Problem description:
Below is a listing to transcribe in full and exactly; keep the pictures out.

Recorded data:
============================================================

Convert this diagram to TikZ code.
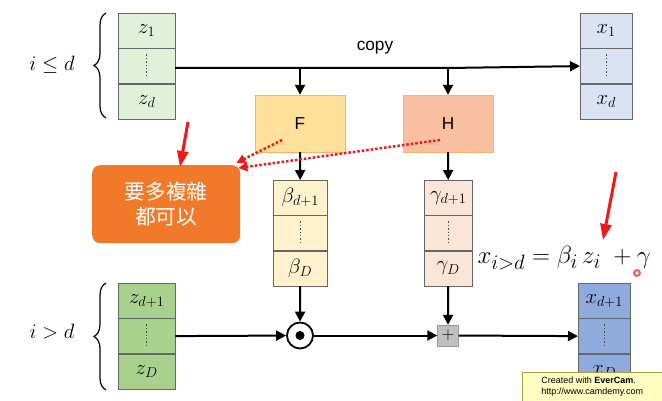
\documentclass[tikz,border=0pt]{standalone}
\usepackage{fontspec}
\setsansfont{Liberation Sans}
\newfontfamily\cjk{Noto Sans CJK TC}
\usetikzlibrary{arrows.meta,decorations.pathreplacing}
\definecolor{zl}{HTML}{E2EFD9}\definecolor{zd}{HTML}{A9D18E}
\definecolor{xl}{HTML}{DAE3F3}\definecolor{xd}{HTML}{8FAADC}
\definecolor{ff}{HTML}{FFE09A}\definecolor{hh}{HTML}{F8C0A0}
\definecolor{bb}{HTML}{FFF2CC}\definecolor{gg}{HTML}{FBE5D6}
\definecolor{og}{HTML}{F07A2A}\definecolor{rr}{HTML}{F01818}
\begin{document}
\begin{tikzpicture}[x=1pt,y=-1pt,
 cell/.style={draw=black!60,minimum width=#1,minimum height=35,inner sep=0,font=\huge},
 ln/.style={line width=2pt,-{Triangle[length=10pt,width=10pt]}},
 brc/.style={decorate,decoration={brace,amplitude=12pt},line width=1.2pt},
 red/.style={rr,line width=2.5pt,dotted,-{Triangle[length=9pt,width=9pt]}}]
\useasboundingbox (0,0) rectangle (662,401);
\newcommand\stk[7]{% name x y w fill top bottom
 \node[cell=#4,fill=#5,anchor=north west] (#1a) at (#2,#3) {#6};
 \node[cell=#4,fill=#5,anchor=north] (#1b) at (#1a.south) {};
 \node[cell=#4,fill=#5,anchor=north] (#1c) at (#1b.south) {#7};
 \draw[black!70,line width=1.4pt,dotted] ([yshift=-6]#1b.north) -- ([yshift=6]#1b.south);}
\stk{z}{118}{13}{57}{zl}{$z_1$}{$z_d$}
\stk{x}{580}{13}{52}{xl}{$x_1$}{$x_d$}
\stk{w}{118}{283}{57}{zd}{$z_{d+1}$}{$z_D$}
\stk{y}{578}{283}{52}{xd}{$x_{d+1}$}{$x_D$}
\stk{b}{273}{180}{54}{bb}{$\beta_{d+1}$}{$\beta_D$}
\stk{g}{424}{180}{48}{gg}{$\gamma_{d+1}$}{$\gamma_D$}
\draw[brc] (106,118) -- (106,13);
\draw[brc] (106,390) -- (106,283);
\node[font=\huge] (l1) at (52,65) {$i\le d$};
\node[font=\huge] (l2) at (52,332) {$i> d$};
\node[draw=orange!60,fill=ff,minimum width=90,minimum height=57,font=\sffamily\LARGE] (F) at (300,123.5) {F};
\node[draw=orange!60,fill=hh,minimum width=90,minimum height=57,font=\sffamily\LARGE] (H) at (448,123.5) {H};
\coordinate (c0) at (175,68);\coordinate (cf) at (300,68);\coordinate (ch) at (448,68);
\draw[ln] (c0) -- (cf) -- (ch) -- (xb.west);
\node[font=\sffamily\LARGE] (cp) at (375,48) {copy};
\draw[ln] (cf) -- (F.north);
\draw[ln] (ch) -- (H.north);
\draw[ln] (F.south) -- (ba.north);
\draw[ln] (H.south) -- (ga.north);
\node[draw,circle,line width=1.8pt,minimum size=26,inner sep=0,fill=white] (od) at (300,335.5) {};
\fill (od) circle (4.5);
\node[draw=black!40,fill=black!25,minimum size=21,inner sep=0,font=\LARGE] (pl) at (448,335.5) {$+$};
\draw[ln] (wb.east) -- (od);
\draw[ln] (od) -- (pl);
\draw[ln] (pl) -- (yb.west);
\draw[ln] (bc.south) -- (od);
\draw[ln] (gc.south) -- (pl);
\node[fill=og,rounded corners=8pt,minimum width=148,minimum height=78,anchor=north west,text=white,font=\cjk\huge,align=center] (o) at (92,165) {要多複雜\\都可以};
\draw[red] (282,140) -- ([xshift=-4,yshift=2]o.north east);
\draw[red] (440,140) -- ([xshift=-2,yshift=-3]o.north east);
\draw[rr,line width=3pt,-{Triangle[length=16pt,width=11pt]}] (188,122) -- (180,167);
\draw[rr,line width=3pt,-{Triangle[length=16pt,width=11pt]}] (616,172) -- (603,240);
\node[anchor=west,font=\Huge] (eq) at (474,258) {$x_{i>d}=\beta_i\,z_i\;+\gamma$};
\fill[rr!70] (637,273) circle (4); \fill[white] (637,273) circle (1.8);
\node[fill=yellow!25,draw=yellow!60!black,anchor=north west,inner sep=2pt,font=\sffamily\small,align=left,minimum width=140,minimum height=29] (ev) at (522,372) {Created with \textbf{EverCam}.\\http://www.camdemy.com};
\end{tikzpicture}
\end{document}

============================================================

Final result:
Convert this diagram to TikZ code.
\documentclass[tikz,border=0pt]{standalone}
\usepackage{fontspec}
\setsansfont{Liberation Sans}
\newfontfamily\cjk{Noto Sans CJK TC}
\usetikzlibrary{arrows.meta,decorations.pathreplacing}
\definecolor{zl}{HTML}{E2EFD9}\definecolor{zd}{HTML}{A9D18E}
\definecolor{xl}{HTML}{DAE3F3}\definecolor{xd}{HTML}{8FAADC}
\definecolor{ff}{HTML}{FFE09A}\definecolor{hh}{HTML}{F8C0A0}
\definecolor{bb}{HTML}{FFF2CC}\definecolor{gg}{HTML}{FBE5D6}
\definecolor{og}{HTML}{F07A2A}\definecolor{rr}{HTML}{F01818}
\begin{document}
\begin{tikzpicture}[x=1pt,y=-1pt,
 cell/.style={draw=black!60,minimum width=#1,minimum height=35,inner sep=0,font=\huge},
 ln/.style={line width=2pt,-{Triangle[length=10pt,width=10pt]}},
 brc/.style={decorate,decoration={brace,amplitude=12pt},line width=1.2pt},
 red/.style={rr,line width=2.5pt,dotted,-{Triangle[length=9pt,width=9pt]}}]
\useasboundingbox (0,0) rectangle (662,401);
\newcommand\stk[7]{% name x y w fill top bottom
 \node[cell=#4,fill=#5,anchor=north west] (#1a) at (#2,#3) {#6};
 \node[cell=#4,fill=#5,anchor=north] (#1b) at (#1a.south) {};
 \node[cell=#4,fill=#5,anchor=north] (#1c) at (#1b.south) {#7};
 \draw[black!70,line width=1.4pt,dotted] ([yshift=-6]#1b.north) -- ([yshift=6]#1b.south);}
\stk{z}{118}{13}{57}{zl}{$z_1$}{$z_d$}
\stk{x}{580}{13}{52}{xl}{$x_1$}{$x_d$}
\stk{w}{118}{283}{57}{zd}{$z_{d+1}$}{$z_D$}
\stk{y}{578}{283}{52}{xd}{$x_{d+1}$}{$x_D$}
\stk{b}{273}{180}{54}{bb}{$\beta_{d+1}$}{$\beta_D$}
\stk{g}{424}{180}{48}{gg}{$\gamma_{d+1}$}{$\gamma_D$}
\draw[brc] (106,118) -- (106,13);
\draw[brc] (106,390) -- (106,283);
\node[font=\huge] (l1) at (52,65) {$i\le d$};
\node[font=\huge] (l2) at (52,332) {$i> d$};
\node[draw=orange!60,fill=ff,minimum width=90,minimum height=57,font=\sffamily\LARGE] (F) at (300,123.5) {F};
\node[draw=orange!60,fill=hh,minimum width=90,minimum height=57,font=\sffamily\LARGE] (H) at (448,123.5) {H};
\coordinate (c0) at (175,68);\coordinate (cf) at (300,68);\coordinate (ch) at (448,68);
\draw[ln] (c0) -- (cf) -- (ch) -- (xb.west);
\node[font=\sffamily\LARGE] (cp) at (375,48) {copy};
\draw[ln] (cf) -- (F.north);
\draw[ln] (ch) -- (H.north);
\draw[ln] (F.south) -- (ba.north);
\draw[ln] (H.south) -- (ga.north);
\node[draw,circle,line width=1.8pt,minimum size=26,inner sep=0,fill=white] (od) at (300,335.5) {};
\fill (od) circle (4.5);
\node[draw=black!40,fill=black!25,minimum size=21,inner sep=0,font=\LARGE] (pl) at (448,335.5) {$+$};
\draw[ln] (wb.east) -- (od);
\draw[ln] (od) -- (pl);
\draw[ln] (pl) -- (yb.west);
\draw[ln] (bc.south) -- (od);
\draw[ln] (gc.south) -- (pl);
\node[fill=og,rounded corners=8pt,minimum width=148,minimum height=78,anchor=north west,text=white,font=\cjk\huge,align=center] (o) at (92,165) {要多複雜\\都可以};
\draw[red] (282,140) -- ([xshift=-4,yshift=2]o.north east);
\draw[red] (440,140) -- ([xshift=-2,yshift=-3]o.north east);
\draw[rr,line width=3pt,-{Triangle[length=16pt,width=11pt]}] (188,122) -- (180,167);
\draw[rr,line width=3pt,-{Triangle[length=16pt,width=11pt]}] (616,172) -- (603,240);
\node[anchor=west,font=\Huge] (eq) at (474,258) {$x_{i>d}=\beta_i\,z_i\;+\gamma$};
\fill[rr!70] (637,273) circle (4); \fill[white] (637,273) circle (1.8);
\node[fill=yellow!25,draw=yellow!60!black,anchor=north west,inner sep=2pt,font=\sffamily\small,align=left,minimum width=140,minimum height=29] (ev) at (522,372) {Created with \textbf{EverCam}.\\http://www.camdemy.com};
\end{tikzpicture}
\end{document}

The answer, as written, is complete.